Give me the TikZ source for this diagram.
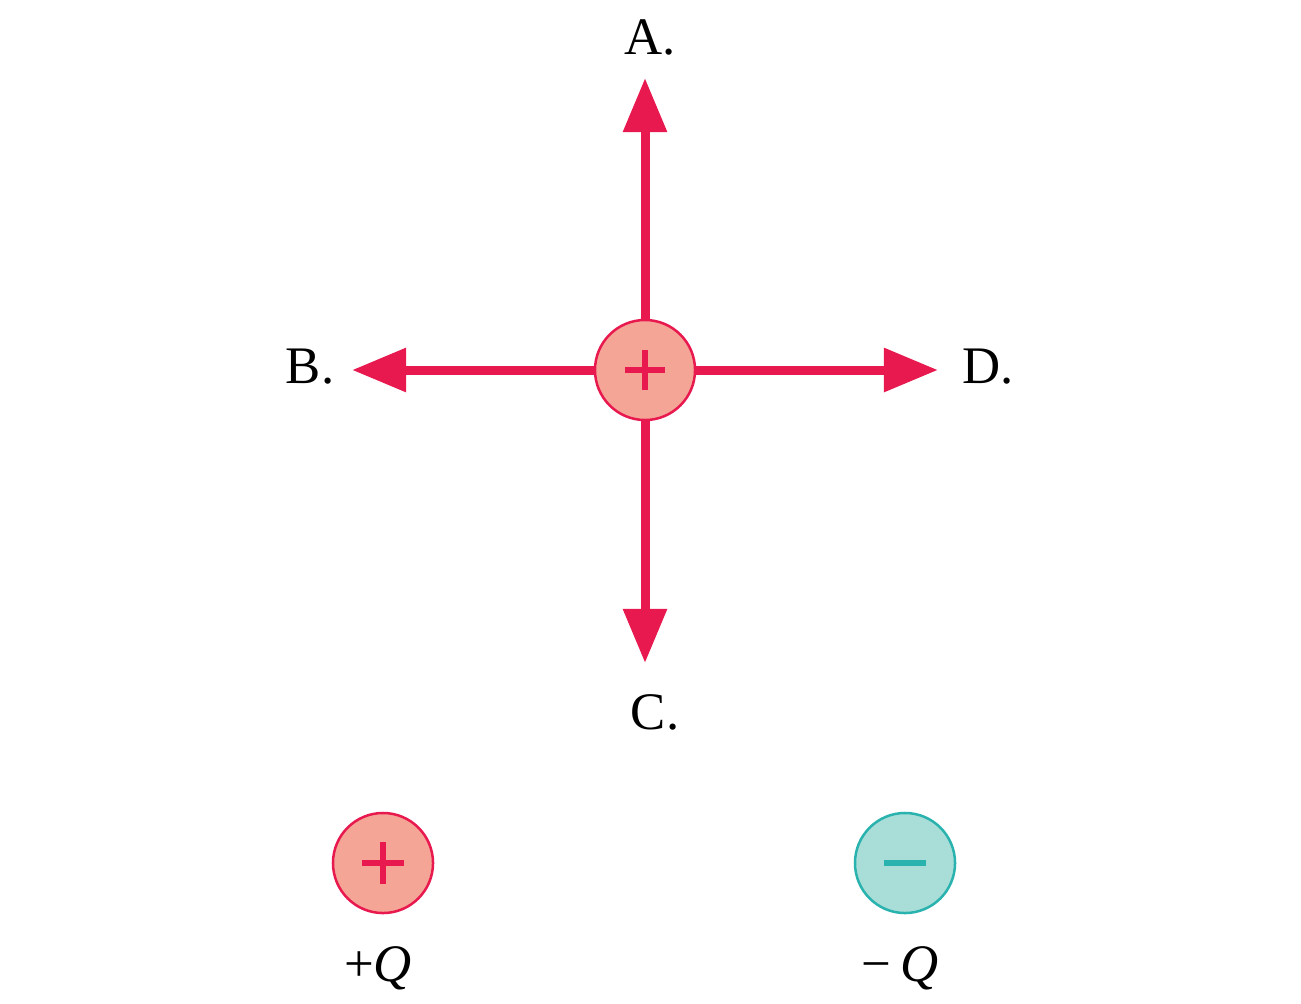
\documentclass[tikz,border=0pt]{standalone}
\usepackage{fontspec}
\setmainfont{Liberation Serif}
\usetikzlibrary{arrows.meta,calc}
\definecolor{rd}{HTML}{E8194F}
\definecolor{salm}{HTML}{F4A595}
\definecolor{tealf}{HTML}{A9DDD7}
\definecolor{teals}{HTML}{2AB3AE}
\tikzset{
 vec/.style={draw=rd,line width=0.09cm,-{Triangle[length=0.54cm,width=0.42cm]}},
 poscharge/.style={circle,draw=rd,fill=salm,line width=0.025cm,minimum size=1.0cm,inner sep=0pt},
 negcharge/.style={circle,draw=teals,fill=tealf,line width=0.025cm,minimum size=1.0cm,inner sep=0pt},
 lab/.style={font=\fontsize{15}{18}\selectfont,inner sep=0pt},
}
\begin{document}
\begin{tikzpicture}[x=0.01cm,y=-0.01cm]
\useasboundingbox (0,0) rectangle (1301,1003);
\coordinate (tA) at (645,78);
\coordinate (tB) at (352,370);
\coordinate (tD) at (938,370);
\coordinate (tC) at (645,663);
\node[poscharge] (q) at (645,370) {};
\draw[vec] (q) -- (tA);
\draw[vec] (q) -- (tB);
\draw[vec] (q) -- (tD);
\draw[vec] (q) -- (tC);
\draw[rd,line width=0.065cm] ($(q)+(-20,0)$) -- ($(q)+(20,0)$) ($(q)+(0,-20)$) -- ($(q)+(0,20)$);
\node[lab] (A) at (650,37) {A.};
\node[lab] (B) at (310,367) {B.};
\node[lab] (D) at (988,367) {D.};
\node[lab] (C) at (655,712) {C.};
\node[poscharge] (p) at (383,863) {};
\draw[rd,line width=0.065cm] ($(p)+(-21,0)$) -- ($(p)+(21,0)$) ($(p)+(0,-21)$) -- ($(p)+(0,21)$);
\node[negcharge] (n) at (905,863) {};
\draw[teals,line width=0.065cm] ($(n)+(-21,0)$) -- ($(n)+(21,0)$);
\node[lab] (pl) at (378,968) {+\textit{Q}};
\node[lab] (nl) at (900,968) {\textminus\,\textit{Q}};
\end{tikzpicture}
\end{document}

━━━━━━━━━━

Directions for this task: Skipping the pictures, transcribe each line above exactly as it appears.

Exercise output:
Give me the TikZ source for this diagram.
\documentclass[tikz,border=0pt]{standalone}
\usepackage{fontspec}
\setmainfont{Liberation Serif}
\usetikzlibrary{arrows.meta,calc}
\definecolor{rd}{HTML}{E8194F}
\definecolor{salm}{HTML}{F4A595}
\definecolor{tealf}{HTML}{A9DDD7}
\definecolor{teals}{HTML}{2AB3AE}
\tikzset{
 vec/.style={draw=rd,line width=0.09cm,-{Triangle[length=0.54cm,width=0.42cm]}},
 poscharge/.style={circle,draw=rd,fill=salm,line width=0.025cm,minimum size=1.0cm,inner sep=0pt},
 negcharge/.style={circle,draw=teals,fill=tealf,line width=0.025cm,minimum size=1.0cm,inner sep=0pt},
 lab/.style={font=\fontsize{15}{18}\selectfont,inner sep=0pt},
}
\begin{document}
\begin{tikzpicture}[x=0.01cm,y=-0.01cm]
\useasboundingbox (0,0) rectangle (1301,1003);
\coordinate (tA) at (645,78);
\coordinate (tB) at (352,370);
\coordinate (tD) at (938,370);
\coordinate (tC) at (645,663);
\node[poscharge] (q) at (645,370) {};
\draw[vec] (q) -- (tA);
\draw[vec] (q) -- (tB);
\draw[vec] (q) -- (tD);
\draw[vec] (q) -- (tC);
\draw[rd,line width=0.065cm] ($(q)+(-20,0)$) -- ($(q)+(20,0)$) ($(q)+(0,-20)$) -- ($(q)+(0,20)$);
\node[lab] (A) at (650,37) {A.};
\node[lab] (B) at (310,367) {B.};
\node[lab] (D) at (988,367) {D.};
\node[lab] (C) at (655,712) {C.};
\node[poscharge] (p) at (383,863) {};
\draw[rd,line width=0.065cm] ($(p)+(-21,0)$) -- ($(p)+(21,0)$) ($(p)+(0,-21)$) -- ($(p)+(0,21)$);
\node[negcharge] (n) at (905,863) {};
\draw[teals,line width=0.065cm] ($(n)+(-21,0)$) -- ($(n)+(21,0)$);
\node[lab] (pl) at (378,968) {+\textit{Q}};
\node[lab] (nl) at (900,968) {\textminus\,\textit{Q}};
\end{tikzpicture}
\end{document}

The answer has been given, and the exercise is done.